The problem →
Below is some material; set it all down exactly, apart from the pictures.

Information supplied →
* * * * * * *
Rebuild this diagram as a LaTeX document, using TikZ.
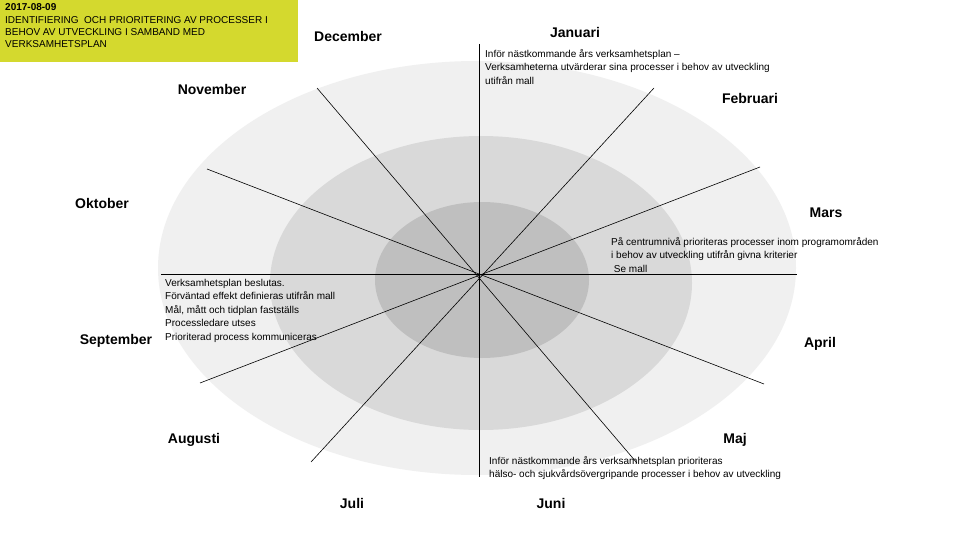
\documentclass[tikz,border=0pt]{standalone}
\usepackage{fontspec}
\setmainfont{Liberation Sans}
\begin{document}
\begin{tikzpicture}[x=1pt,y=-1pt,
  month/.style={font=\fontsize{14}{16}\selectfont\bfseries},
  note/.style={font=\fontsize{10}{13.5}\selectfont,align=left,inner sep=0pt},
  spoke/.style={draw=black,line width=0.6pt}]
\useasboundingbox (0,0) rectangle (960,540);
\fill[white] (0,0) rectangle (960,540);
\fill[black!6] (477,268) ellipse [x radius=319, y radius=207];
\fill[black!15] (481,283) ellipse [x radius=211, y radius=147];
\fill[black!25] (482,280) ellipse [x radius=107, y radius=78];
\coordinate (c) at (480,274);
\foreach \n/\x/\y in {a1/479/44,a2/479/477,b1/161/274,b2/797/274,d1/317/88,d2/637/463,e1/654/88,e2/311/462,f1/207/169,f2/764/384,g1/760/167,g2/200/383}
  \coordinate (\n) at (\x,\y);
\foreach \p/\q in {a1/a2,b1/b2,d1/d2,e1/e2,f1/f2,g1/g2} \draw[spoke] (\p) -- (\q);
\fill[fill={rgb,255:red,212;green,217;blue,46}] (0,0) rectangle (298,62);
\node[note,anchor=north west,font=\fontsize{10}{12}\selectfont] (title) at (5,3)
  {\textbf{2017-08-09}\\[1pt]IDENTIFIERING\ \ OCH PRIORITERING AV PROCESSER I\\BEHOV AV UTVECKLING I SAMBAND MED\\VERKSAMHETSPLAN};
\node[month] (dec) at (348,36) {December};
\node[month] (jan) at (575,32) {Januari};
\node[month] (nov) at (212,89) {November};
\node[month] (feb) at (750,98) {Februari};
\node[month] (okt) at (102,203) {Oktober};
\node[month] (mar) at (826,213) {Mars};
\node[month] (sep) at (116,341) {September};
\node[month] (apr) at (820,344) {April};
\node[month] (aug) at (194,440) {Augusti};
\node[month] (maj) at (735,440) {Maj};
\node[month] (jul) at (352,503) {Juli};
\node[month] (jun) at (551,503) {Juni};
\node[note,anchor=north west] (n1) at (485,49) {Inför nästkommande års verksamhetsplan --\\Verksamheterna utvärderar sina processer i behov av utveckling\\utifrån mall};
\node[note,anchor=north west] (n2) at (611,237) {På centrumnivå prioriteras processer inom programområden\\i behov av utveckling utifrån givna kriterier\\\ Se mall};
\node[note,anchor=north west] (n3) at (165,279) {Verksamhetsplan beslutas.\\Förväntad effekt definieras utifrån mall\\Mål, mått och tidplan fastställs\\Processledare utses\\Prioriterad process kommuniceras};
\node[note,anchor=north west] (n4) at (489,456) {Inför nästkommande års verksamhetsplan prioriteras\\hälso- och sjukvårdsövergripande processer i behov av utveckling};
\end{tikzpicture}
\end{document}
* * * * * * *
Finished task →
Rebuild this diagram as a LaTeX document, using TikZ.
\documentclass[tikz,border=0pt]{standalone}
\usepackage{fontspec}
\setmainfont{Liberation Sans}
\begin{document}
\begin{tikzpicture}[x=1pt,y=-1pt,
  month/.style={font=\fontsize{14}{16}\selectfont\bfseries},
  note/.style={font=\fontsize{10}{13.5}\selectfont,align=left,inner sep=0pt},
  spoke/.style={draw=black,line width=0.6pt}]
\useasboundingbox (0,0) rectangle (960,540);
\fill[white] (0,0) rectangle (960,540);
\fill[black!6] (477,268) ellipse [x radius=319, y radius=207];
\fill[black!15] (481,283) ellipse [x radius=211, y radius=147];
\fill[black!25] (482,280) ellipse [x radius=107, y radius=78];
\coordinate (c) at (480,274);
\foreach \n/\x/\y in {a1/479/44,a2/479/477,b1/161/274,b2/797/274,d1/317/88,d2/637/463,e1/654/88,e2/311/462,f1/207/169,f2/764/384,g1/760/167,g2/200/383}
  \coordinate (\n) at (\x,\y);
\foreach \p/\q in {a1/a2,b1/b2,d1/d2,e1/e2,f1/f2,g1/g2} \draw[spoke] (\p) -- (\q);
\fill[fill={rgb,255:red,212;green,217;blue,46}] (0,0) rectangle (298,62);
\node[note,anchor=north west,font=\fontsize{10}{12}\selectfont] (title) at (5,3)
  {\textbf{2017-08-09}\\[1pt]IDENTIFIERING\ \ OCH PRIORITERING AV PROCESSER I\\BEHOV AV UTVECKLING I SAMBAND MED\\VERKSAMHETSPLAN};
\node[month] (dec) at (348,36) {December};
\node[month] (jan) at (575,32) {Januari};
\node[month] (nov) at (212,89) {November};
\node[month] (feb) at (750,98) {Februari};
\node[month] (okt) at (102,203) {Oktober};
\node[month] (mar) at (826,213) {Mars};
\node[month] (sep) at (116,341) {September};
\node[month] (apr) at (820,344) {April};
\node[month] (aug) at (194,440) {Augusti};
\node[month] (maj) at (735,440) {Maj};
\node[month] (jul) at (352,503) {Juli};
\node[month] (jun) at (551,503) {Juni};
\node[note,anchor=north west] (n1) at (485,49) {Inför nästkommande års verksamhetsplan --\\Verksamheterna utvärderar sina processer i behov av utveckling\\utifrån mall};
\node[note,anchor=north west] (n2) at (611,237) {På centrumnivå prioriteras processer inom programområden\\i behov av utveckling utifrån givna kriterier\\\ Se mall};
\node[note,anchor=north west] (n3) at (165,279) {Verksamhetsplan beslutas.\\Förväntad effekt definieras utifrån mall\\Mål, mått och tidplan fastställs\\Processledare utses\\Prioriterad process kommuniceras};
\node[note,anchor=north west] (n4) at (489,456) {Inför nästkommande års verksamhetsplan prioriteras\\hälso- och sjukvårdsövergripande processer i behov av utveckling};
\end{tikzpicture}
\end{document}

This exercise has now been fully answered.